GIVEN RECORDS:
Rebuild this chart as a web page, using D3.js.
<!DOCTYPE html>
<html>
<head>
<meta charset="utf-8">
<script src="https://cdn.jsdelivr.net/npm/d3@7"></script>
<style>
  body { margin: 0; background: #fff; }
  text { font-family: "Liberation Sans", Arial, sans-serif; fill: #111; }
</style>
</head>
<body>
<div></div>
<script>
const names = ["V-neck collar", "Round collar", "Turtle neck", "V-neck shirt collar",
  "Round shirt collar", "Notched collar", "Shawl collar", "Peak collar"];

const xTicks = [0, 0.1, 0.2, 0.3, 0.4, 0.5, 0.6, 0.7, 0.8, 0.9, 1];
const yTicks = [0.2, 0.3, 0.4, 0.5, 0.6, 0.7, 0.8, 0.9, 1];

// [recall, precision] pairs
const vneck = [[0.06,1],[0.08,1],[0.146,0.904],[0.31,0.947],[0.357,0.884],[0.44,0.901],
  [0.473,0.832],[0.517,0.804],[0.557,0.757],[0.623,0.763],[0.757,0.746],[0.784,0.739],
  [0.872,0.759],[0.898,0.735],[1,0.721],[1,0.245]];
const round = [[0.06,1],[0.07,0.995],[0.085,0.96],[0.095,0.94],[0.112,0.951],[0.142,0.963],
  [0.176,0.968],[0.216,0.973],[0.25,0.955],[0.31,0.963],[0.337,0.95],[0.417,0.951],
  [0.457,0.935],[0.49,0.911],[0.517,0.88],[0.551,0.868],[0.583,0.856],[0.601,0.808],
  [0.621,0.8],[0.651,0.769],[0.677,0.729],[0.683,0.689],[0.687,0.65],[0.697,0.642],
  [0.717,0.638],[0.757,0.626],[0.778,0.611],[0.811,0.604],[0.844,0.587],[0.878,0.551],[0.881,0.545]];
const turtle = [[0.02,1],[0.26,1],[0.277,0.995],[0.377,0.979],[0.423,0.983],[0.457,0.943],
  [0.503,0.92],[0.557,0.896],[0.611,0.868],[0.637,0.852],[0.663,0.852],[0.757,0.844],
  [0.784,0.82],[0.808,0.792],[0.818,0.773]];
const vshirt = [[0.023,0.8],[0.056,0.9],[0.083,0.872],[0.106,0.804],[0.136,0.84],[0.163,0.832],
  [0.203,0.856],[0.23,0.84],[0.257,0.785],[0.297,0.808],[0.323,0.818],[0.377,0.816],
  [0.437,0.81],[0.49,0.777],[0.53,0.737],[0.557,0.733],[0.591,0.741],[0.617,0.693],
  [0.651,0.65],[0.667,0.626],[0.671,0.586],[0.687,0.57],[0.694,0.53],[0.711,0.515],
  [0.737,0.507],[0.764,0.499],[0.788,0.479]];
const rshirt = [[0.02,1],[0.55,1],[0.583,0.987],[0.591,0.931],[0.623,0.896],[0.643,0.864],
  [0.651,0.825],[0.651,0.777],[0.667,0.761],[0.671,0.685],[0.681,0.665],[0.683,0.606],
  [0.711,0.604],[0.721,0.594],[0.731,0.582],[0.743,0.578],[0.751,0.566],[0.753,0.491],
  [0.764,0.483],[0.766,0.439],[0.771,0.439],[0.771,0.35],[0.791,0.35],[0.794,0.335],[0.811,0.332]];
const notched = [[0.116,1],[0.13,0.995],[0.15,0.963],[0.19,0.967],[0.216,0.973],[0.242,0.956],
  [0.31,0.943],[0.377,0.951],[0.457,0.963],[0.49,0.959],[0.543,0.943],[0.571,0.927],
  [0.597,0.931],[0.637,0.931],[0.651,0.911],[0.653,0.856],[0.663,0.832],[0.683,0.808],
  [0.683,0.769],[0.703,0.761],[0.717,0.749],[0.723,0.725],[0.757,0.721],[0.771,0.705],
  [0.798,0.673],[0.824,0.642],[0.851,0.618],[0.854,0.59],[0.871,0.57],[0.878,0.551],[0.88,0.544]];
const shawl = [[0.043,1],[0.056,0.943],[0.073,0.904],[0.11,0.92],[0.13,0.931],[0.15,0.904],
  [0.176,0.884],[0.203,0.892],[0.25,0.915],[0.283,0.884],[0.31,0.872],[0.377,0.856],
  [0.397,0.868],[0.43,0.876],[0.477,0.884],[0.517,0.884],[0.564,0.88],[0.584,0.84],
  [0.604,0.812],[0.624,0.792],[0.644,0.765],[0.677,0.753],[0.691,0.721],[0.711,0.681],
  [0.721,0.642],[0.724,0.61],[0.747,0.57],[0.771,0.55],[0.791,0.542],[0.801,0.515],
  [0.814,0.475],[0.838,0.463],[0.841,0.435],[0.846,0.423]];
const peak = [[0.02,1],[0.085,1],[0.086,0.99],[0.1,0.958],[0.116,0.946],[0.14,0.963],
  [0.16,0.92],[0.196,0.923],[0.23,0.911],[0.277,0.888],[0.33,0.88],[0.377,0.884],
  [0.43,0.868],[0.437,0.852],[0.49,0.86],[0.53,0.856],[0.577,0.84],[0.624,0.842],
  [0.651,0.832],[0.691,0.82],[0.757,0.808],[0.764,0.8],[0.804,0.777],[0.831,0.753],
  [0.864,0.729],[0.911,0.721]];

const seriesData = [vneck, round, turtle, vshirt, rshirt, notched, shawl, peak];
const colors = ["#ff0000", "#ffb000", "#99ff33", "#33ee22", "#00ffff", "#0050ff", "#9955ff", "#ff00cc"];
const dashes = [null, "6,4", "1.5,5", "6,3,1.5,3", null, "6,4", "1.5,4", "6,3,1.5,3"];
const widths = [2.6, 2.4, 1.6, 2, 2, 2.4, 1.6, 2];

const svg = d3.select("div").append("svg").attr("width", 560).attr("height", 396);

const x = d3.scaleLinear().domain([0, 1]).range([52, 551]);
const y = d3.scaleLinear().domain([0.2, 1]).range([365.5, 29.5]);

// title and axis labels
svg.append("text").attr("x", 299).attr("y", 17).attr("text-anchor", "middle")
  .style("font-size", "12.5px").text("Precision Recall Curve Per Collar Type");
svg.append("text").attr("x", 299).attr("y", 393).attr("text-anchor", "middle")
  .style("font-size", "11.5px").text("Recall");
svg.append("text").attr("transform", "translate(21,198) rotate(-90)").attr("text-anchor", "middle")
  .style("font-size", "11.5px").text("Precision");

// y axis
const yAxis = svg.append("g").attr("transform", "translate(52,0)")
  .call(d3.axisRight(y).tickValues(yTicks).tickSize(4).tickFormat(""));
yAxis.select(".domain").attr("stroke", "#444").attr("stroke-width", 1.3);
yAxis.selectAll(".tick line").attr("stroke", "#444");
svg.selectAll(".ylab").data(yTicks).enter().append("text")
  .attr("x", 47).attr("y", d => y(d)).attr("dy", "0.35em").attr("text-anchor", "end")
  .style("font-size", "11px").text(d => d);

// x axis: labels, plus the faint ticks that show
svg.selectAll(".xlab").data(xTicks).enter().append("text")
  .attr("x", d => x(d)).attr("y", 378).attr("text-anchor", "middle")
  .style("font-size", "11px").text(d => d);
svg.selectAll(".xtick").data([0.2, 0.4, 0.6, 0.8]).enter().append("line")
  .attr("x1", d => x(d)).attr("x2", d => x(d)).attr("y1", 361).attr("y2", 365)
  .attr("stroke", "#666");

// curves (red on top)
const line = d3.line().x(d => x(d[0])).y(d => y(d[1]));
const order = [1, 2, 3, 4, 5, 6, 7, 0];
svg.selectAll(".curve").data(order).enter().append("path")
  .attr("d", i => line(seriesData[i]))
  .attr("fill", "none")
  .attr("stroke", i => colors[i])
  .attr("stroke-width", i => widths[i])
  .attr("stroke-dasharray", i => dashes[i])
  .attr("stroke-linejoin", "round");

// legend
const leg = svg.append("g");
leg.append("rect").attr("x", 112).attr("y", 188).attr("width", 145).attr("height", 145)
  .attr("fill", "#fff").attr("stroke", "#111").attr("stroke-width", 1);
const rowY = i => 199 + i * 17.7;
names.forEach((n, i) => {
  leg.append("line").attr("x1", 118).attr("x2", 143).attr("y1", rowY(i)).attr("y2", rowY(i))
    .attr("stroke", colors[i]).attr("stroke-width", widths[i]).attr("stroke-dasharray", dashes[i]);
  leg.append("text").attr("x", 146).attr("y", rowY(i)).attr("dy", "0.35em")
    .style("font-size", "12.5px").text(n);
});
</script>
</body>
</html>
* * *
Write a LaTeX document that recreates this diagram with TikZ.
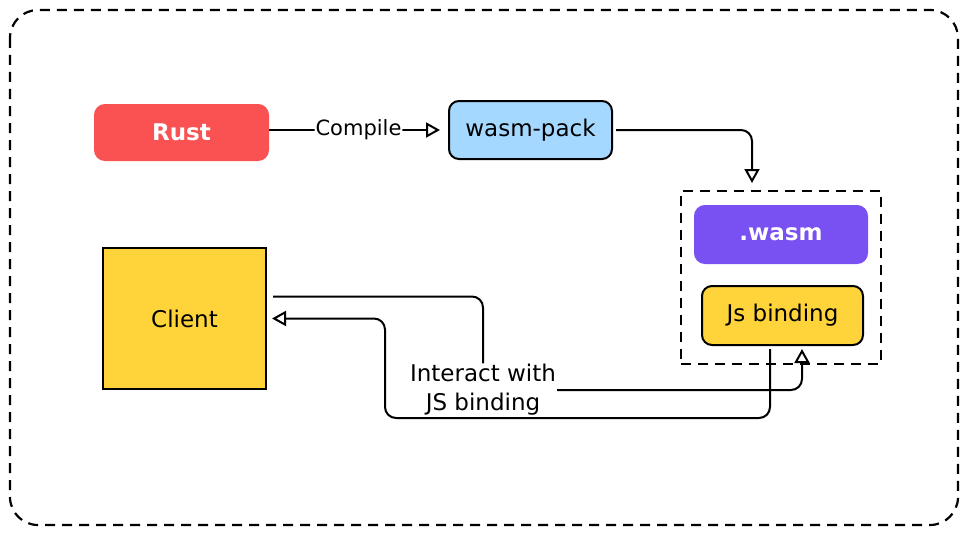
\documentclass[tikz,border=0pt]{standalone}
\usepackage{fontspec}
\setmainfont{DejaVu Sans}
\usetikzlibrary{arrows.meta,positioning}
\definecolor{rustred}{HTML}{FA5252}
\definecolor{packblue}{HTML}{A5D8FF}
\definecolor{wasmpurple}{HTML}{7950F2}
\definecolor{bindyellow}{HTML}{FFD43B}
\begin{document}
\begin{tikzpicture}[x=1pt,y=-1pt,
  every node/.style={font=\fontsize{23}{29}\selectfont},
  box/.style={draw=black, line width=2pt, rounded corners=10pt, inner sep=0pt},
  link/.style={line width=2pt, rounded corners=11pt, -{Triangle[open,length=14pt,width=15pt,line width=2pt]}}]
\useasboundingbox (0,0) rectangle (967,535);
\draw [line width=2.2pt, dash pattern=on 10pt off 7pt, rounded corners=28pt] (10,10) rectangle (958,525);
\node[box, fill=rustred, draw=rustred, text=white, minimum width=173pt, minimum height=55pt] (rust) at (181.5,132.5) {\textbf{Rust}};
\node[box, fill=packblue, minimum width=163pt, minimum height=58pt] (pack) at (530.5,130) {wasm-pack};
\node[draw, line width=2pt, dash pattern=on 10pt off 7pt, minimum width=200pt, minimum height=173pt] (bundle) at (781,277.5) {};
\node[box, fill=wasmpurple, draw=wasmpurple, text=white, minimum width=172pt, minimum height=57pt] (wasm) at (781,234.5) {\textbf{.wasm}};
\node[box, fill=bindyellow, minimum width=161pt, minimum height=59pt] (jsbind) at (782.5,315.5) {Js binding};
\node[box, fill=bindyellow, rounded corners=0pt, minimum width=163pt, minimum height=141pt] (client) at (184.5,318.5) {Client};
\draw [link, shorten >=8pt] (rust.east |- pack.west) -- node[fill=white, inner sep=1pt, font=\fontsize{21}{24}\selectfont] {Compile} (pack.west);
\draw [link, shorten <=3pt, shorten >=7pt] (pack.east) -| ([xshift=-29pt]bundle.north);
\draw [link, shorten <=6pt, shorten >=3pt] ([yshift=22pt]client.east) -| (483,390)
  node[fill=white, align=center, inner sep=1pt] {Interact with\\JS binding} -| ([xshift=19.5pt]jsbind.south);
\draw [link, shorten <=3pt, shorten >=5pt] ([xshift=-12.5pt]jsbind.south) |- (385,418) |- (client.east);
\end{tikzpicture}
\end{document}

EXERCISE REQUIREMENTS: Where a line above contains the string "this", copy that line.

PROBLEM SOLUTION:
Rebuild this chart as a web page, using D3.js.
Write a LaTeX document that recreates this diagram with TikZ.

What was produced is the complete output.